Sunday, November 29, 2009

stream of consciousness

start.


In this unforgivable loneliness
found along the outskirts of pleasant solitude and an aching
inescapable ineptitude

pause

breathing becomes running and
gasping is the contempt of both running
and breathing intertwined

pause


millions of people everyday wish
they could be buried underneath all their
muddy obligations so as to avoid being on top
of it

pause


the first reason a boy ever kissed me became
the same reason I kissed every boy afterwards


pause


a vertiginous mind is not only extremely confused
but rather incapable of logical absolution


pause

the child became as submissive as a cloud
looming over everything; unintentionally omniscient


pause

the pain you cause is irrevocable; the actions you make are unalterable;
the words you speak are specks of dust- constant and lost in your thickly
perfumed air

pause


a pistol's shot shatters
into a million pieces in your brain


crack.

crack.

crack.

end.

Wednesday, November 11, 2009

I was watching Harry Potter

the fifth one
and this conversation stood out to me:

Harry Potter: This connection between me and Voldemort, what if the reason for it is that I’m becoming more like him. I just feel so angry, all the time. And what if after everything I’ve been through, something’s gone wrong inside me. What if I’m becoming bad.
Sirius Black: I want you to listen to me very carefully Harry. You’re not a bad person. You’re a very good person, who bad things have happened to. You understand?
Sirius Black: Besides, the world isn't split into good people and death eaters. We have all got both light and dark inside us. What matters is the power we chose to act on. That’s who we really are.
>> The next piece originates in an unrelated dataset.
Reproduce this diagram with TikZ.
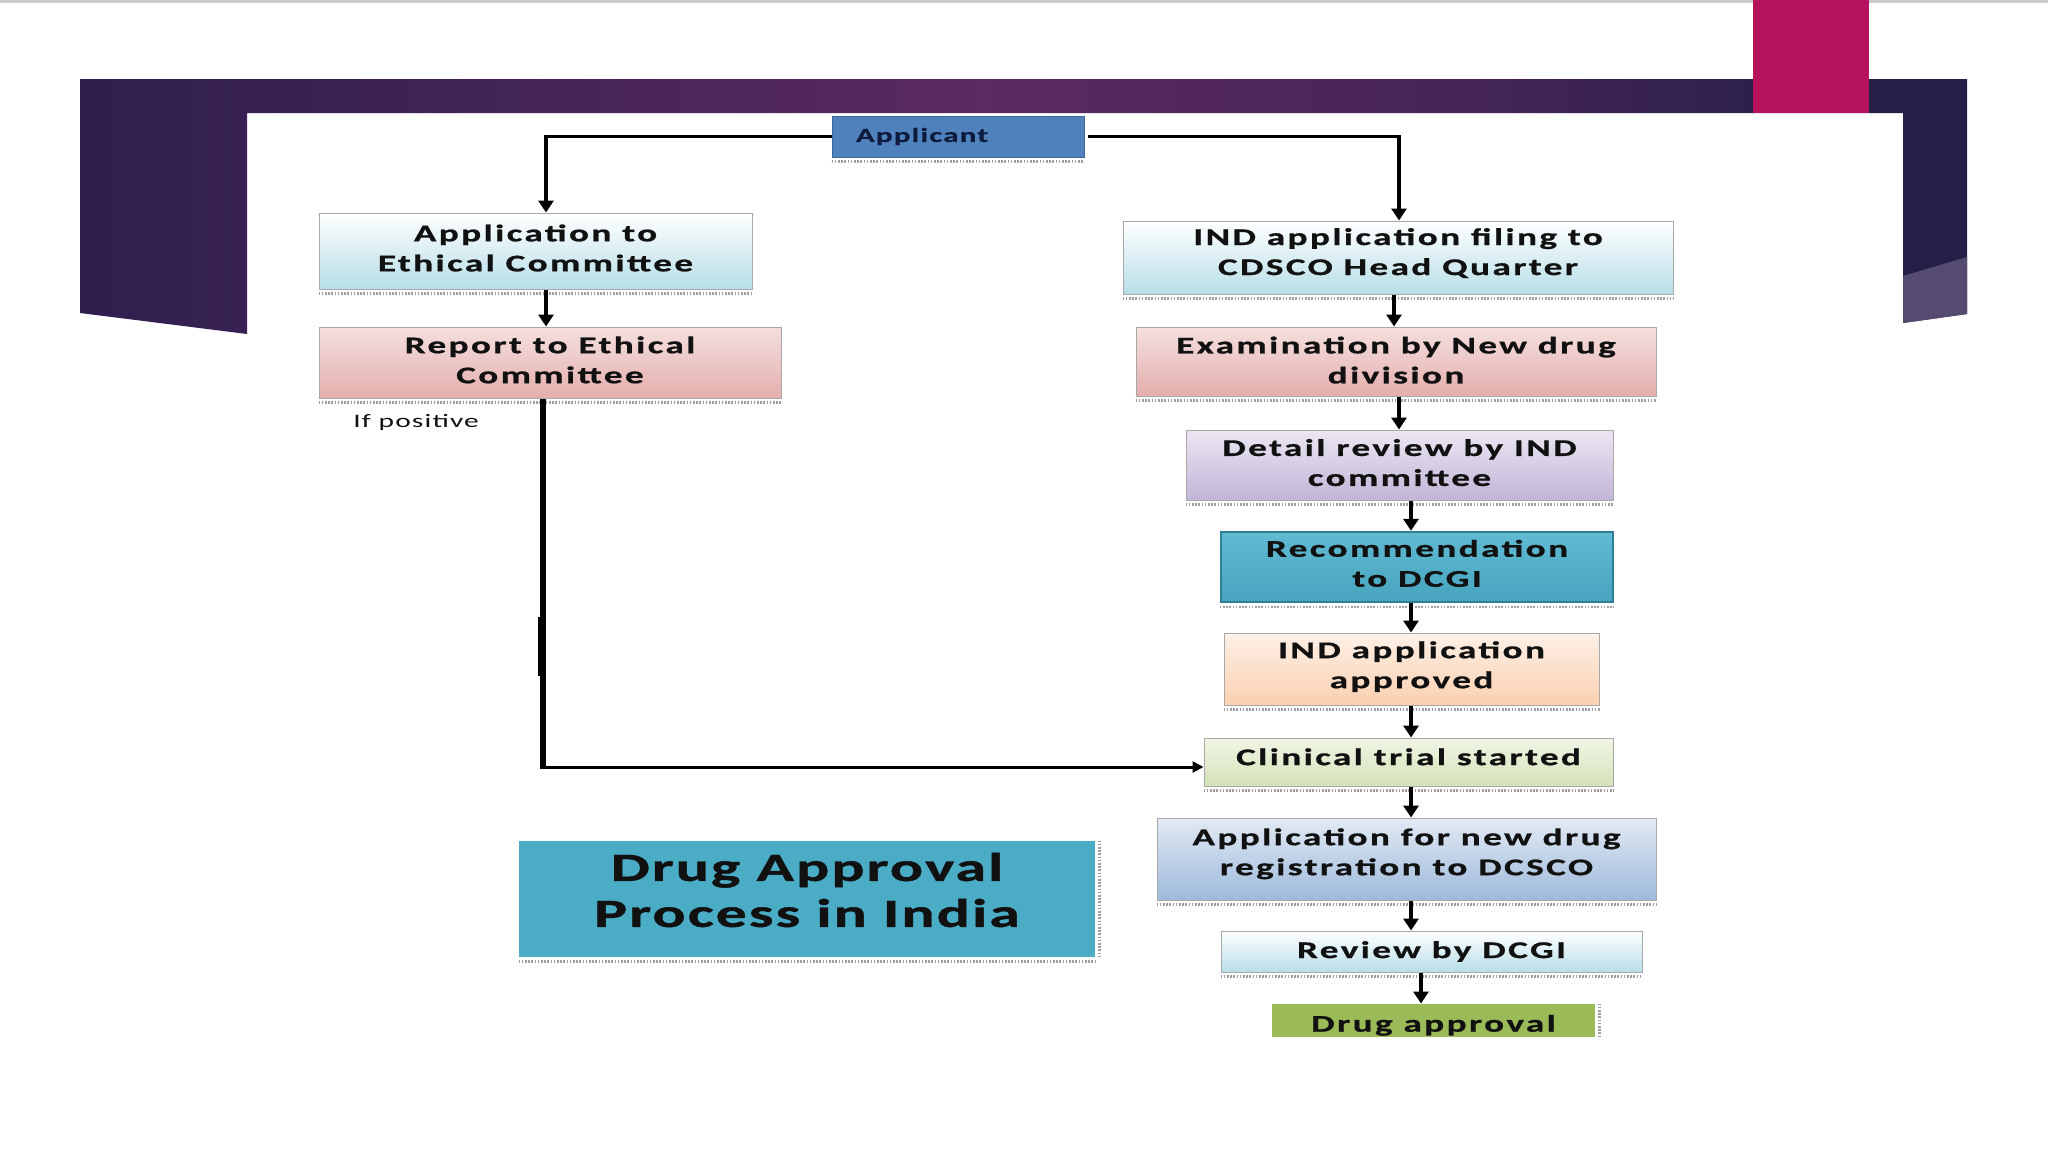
\documentclass[tikz,border=0pt]{standalone}
\usepackage{fontspec}
\setmainfont{Carlito}
\newfontfamily\boxfont{Carlito}[FakeStretch=1.55,LetterSpace=10,FakeBold=0.8]
\newfontfamily\appfont{Carlito}[FakeStretch=1.55,LetterSpace=6,FakeBold=0.8]
\newfontfamily\titlefont{Carlito}[FakeStretch=1.55,LetterSpace=5,FakeBold=1]
\newfontfamily\smallfont{Carlito}[FakeStretch=1.55,LetterSpace=6]
\usetikzlibrary{arrows.meta,calc}
\definecolor{bandA}{HTML}{2E1F4E}
\definecolor{bandB}{HTML}{5B2963}
\definecolor{bandC}{HTML}{241F46}
\definecolor{bandlight}{HTML}{554A6F}
\definecolor{pinkbar}{HTML}{B5135E}
\definecolor{textdark}{HTML}{111111}
\definecolor{appblue}{HTML}{4F81BD}
\definecolor{apptext}{HTML}{0E1B3D}
\definecolor{lblue}{HTML}{B7DEE8}
\definecolor{pinkT}{HTML}{F4E0DF}
\definecolor{pinkB}{HTML}{E4AEAD}
\definecolor{lavT}{HTML}{EBE6F2}
\definecolor{lavB}{HTML}{C2B5D7}
\definecolor{recT}{HTML}{60BAD2}
\definecolor{recB}{HTML}{47A4BE}
\definecolor{recBorder}{HTML}{2F7F95}
\definecolor{peachT}{HTML}{FDF0E6}
\definecolor{peachB}{HTML}{FAD0B0}
\definecolor{greenT}{HTML}{F0F5E5}
\definecolor{greenB}{HTML}{D4E2B8}
\definecolor{ndT}{HTML}{E2EAF4}
\definecolor{ndB}{HTML}{9DB9DB}
\definecolor{drugG}{HTML}{9BBB59}
\definecolor{titleB}{HTML}{4BACC6}
\definecolor{boxborder}{HTML}{A8A8A8}
\pgfdeclarehorizontalshading{bandshade}{100bp}{color(0bp)=(bandA); color(25bp)=(bandA); color(36bp)=(bandA!55!bandB); color(49bp)=(bandB); color(62bp)=(bandB!60!bandC); color(72bp)=(bandC); color(100bp)=(bandC)}
\tikzset{
  boxbase/.style={draw=boxborder, line width=0.5pt, inner sep=0pt},
  boxtext/.style={align=center, inner sep=0pt, text=textdark,
    font=\boxfont\bfseries\fontsize{12}{15}\selectfont},
  bluebox/.style={boxbase, top color=white, bottom color=lblue},
  pinkbox/.style={boxbase, top color=pinkT, bottom color=pinkB},
  lavbox/.style={boxbase, top color=lavT, bottom color=lavB},
  recbox/.style={boxbase, draw=recBorder, line width=1.2pt, top color=recT, bottom color=recB},
  peachbox/.style={boxbase, top color=peachT, bottom color=peachB},
  greenbox/.style={boxbase, top color=greenT, bottom color=greenB},
  ndbox/.style={boxbase, top color=ndT, bottom color=ndB},
  drugbox/.style={boxbase, draw=none, fill=drugG},
  appbox/.style={draw=appblue!80!black, line width=0.4pt, fill=appblue, inner sep=0pt,
    text=apptext, font=\appfont\bfseries\fontsize{10}{12}\selectfont},
  titlebox/.style={fill=titleB, inner sep=0pt},
  titletext/.style={align=center, inner sep=0pt, text=textdark,
    font=\titlefont\bfseries\fontsize{20}{23}\selectfont},
  shadowline/.style={draw=gray!75, line width=1.2pt, dash pattern=on 0.8pt off 0.8pt},
  conn/.style={draw=black, line width=2.1pt, -{Triangle[length=6pt,width=7.5pt]}},
  connthin/.style={draw=black, line width=1.5pt, -{Triangle[length=5.5pt,width=5.5pt]}},
}
% #1 text shift, #2 name, #3-#6 box in pixels, #7 style, #8 text
\newcommand\mybox[8][0pt]{%
  \pgfmathsetmacro\mybw{(#5-#3)*0.5}%
  \pgfmathsetmacro\mybh{(#6-#4)*0.5}%
  \pgfmathsetmacro\mycx{(#3+#5)/2}%
  \pgfmathsetmacro\mycy{(#4+#6)/2}%
  \node[#7, minimum width=\mybw pt, minimum height=\mybh pt,
    label={[boxtext, yshift=#1]center:#8}] (#2) at (\mycx,\mycy) {};%
  \draw[shadowline] ([yshift=-2pt]#2.south west) -- ([yshift=-2pt]#2.south east);%
}
\begin{document}
\begin{tikzpicture}[x=0.5pt,y=-0.5pt]
\useasboundingbox (0,0) rectangle (2048,1152);
\fill[white] (0,0) rectangle (2048,1152);
% slide decoration
\fill[gray!40] (0,0) rectangle (2048,2.5);
\shade[shading=bandshade]
  (80,79) -- (1967,79) -- (1967,314) -- (1903,323) -- (1903,113) -- (247,113) -- (247,334) -- (80,313) -- cycle;
\fill[bandlight] (1903,276) -- (1967,257) -- (1967,314) -- (1903,323) -- cycle;
\fill[pinkbar] (1753,0) rectangle (1869,113);
% boxes
\node[appbox, minimum width=126pt, minimum height=20.5pt] (app) at (958,136.5) {Applicant\kern36pt};
\draw[shadowline] ([yshift=-2pt]app.south west) -- ([yshift=-2pt]app.south east);
\mybox[1.5pt]{ethapp}{319}{213}{752}{289}{bluebox}{Application to\\Ethical Committee}
\mybox[1.3pt]{report}{319}{327}{781}{398}{pinkbox}{Report to Ethical\\Committee}
\mybox[2.2pt]{ind}{1123}{221}{1673}{294}{bluebox}{IND application filing to\\CDSCO Head Quarter}
\mybox[0.7pt]{exam}{1136}{327}{1656}{396}{pinkbox}{Examination by New drug\\division}
\mybox[1.2pt]{detail}{1186}{430}{1613}{500}{lavbox}{Detail review by IND\\committee}
\mybox[1.8pt]{recom}{1221}{532}{1613}{602}{recbox}{Recommendation\\to DCGI}
\mybox[1.2pt]{approved}{1224}{633}{1599}{705}{peachbox}{IND application\\approved}
\mybox[2.6pt]{clinical}{1204}{738}{1613}{786}{greenbox}{Clinical trial started}
\mybox[2.6pt]{newdrug}{1157}{818}{1656}{900}{ndbox}{Application for new drug\\registration to DCSCO}
\mybox{review}{1221}{931}{1642}{972}{bluebox}{Review by DCGI}
\node[drugbox, minimum width=161.5pt, minimum height=16.5pt,
  label={[boxtext, yshift=-2.4pt]center:Drug approval}] (drug) at (1433.5,1020.5) {};
\draw[shadowline] ([xshift=2pt]drug.north east) -- ([xshift=2pt]drug.south east);
\node[titlebox, minimum width=288pt, minimum height=58pt,
  label={[titletext, yshift=4.5pt]center:Drug Approval\\Process in India}] (title) at (807,899) {};
\draw[shadowline] ([yshift=-2pt]title.south west) -- ([yshift=-2pt]title.south east);
\draw[shadowline] ([xshift=2pt]title.north east) -- ([xshift=2pt]title.south east);
\node[anchor=west, inner sep=0pt, text=textdark, font=\smallfont\fontsize{9.5}{11}\selectfont] (ifpos) at (353,422) {If positive};
% connector columns
\coordinate (xL) at (546,0);
\coordinate (xL2) at (543,0);
\coordinate (xR1) at (1399,0);
\coordinate (xR2) at (1394,0);
\coordinate (xR3) at (1411,0);
\coordinate (xR4) at (1421,0);
\coordinate (corner) at (543,767);
% connectors
\draw[conn, line width=1.8pt] (app.west) -| (ethapp.north -| xL);
\draw[conn, line width=1.8pt] ([xshift=2pt]app.east) -| (ind.north -| xR1);
\draw[conn] (ethapp.south -| xL) -- (report.north -| xL);
\draw[conn] (ind.south -| xR2) -- (exam.north -| xR2);
\draw[conn] (exam.south -| xR1) -- (detail.north -| xR1);
\draw[conn] (detail.south -| xR3) -- (recom.north -| xR3);
\draw[conn] (recom.south -| xR3) -- (approved.north -| xR3);
\draw[conn] (approved.south -| xR3) -- (clinical.north -| xR3);
\draw[conn] (clinical.south -| xR3) -- (newdrug.north -| xR3);
\draw[conn] (newdrug.south -| xR3) -- (review.north -| xR3);
\draw[conn] (review.south -| xR4) -- (drug.north -| xR4);
\draw[black, line width=2.8pt] (report.south -| xL2) -- ([yshift=-0.7pt]corner);
\draw[connthin] ([xshift=-1.4pt]corner) -- (clinical.west |- corner);
\fill[black] (538,617) rectangle (546,676);
\end{tikzpicture}
\end{document}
People aren't split into good and bad and that includes me. I'm never going to either be good or bad, I'm always going to be split in between and I must take responsibility for whatever I parts of me I choose to act upon.
I think I'm too hard on myself and probably everyone else as well.
One day I'll be the person I've always wanted to be.

Wednesday, November 4, 2009

I wish I were ):

I'd like to be the apple
that falls straight from the tree
without perplexing nature
or strange anomaly

I'd like to be the ripples
on the surface of the sea
encouraging no purpose
from my entity and being

I'd like to the the dewdrops
on the corners of a flower
no courageous intention
to have riches or have power

I'd like the be the breeze
so deliberately tender
enough to nip pink cheeks
within the coldness of November

I'd like to be other
than the characters of life
to experience sweet candor
and never it be strife

Sunday, November 1, 2009

I wish I

could delete memories as easily as I could delete my myspace and my blogs. I used to think that myspace was full of sentiments with people and that's why i was so afraid of deleting it. Now I realize that it's not the message or the comments that make you connect with people, it's the time you're willing to take out of your day to take others into consideration. The thing is though, that myspace is what you do when you're bored, a sort of last resort. I don't think of people as a last resort and I never should. If I'm going to connect with people, it's going to be upfront and personal. A real social and interactive experience. Face to face.

I deleted it because I felt more alone because of it than without it. So there.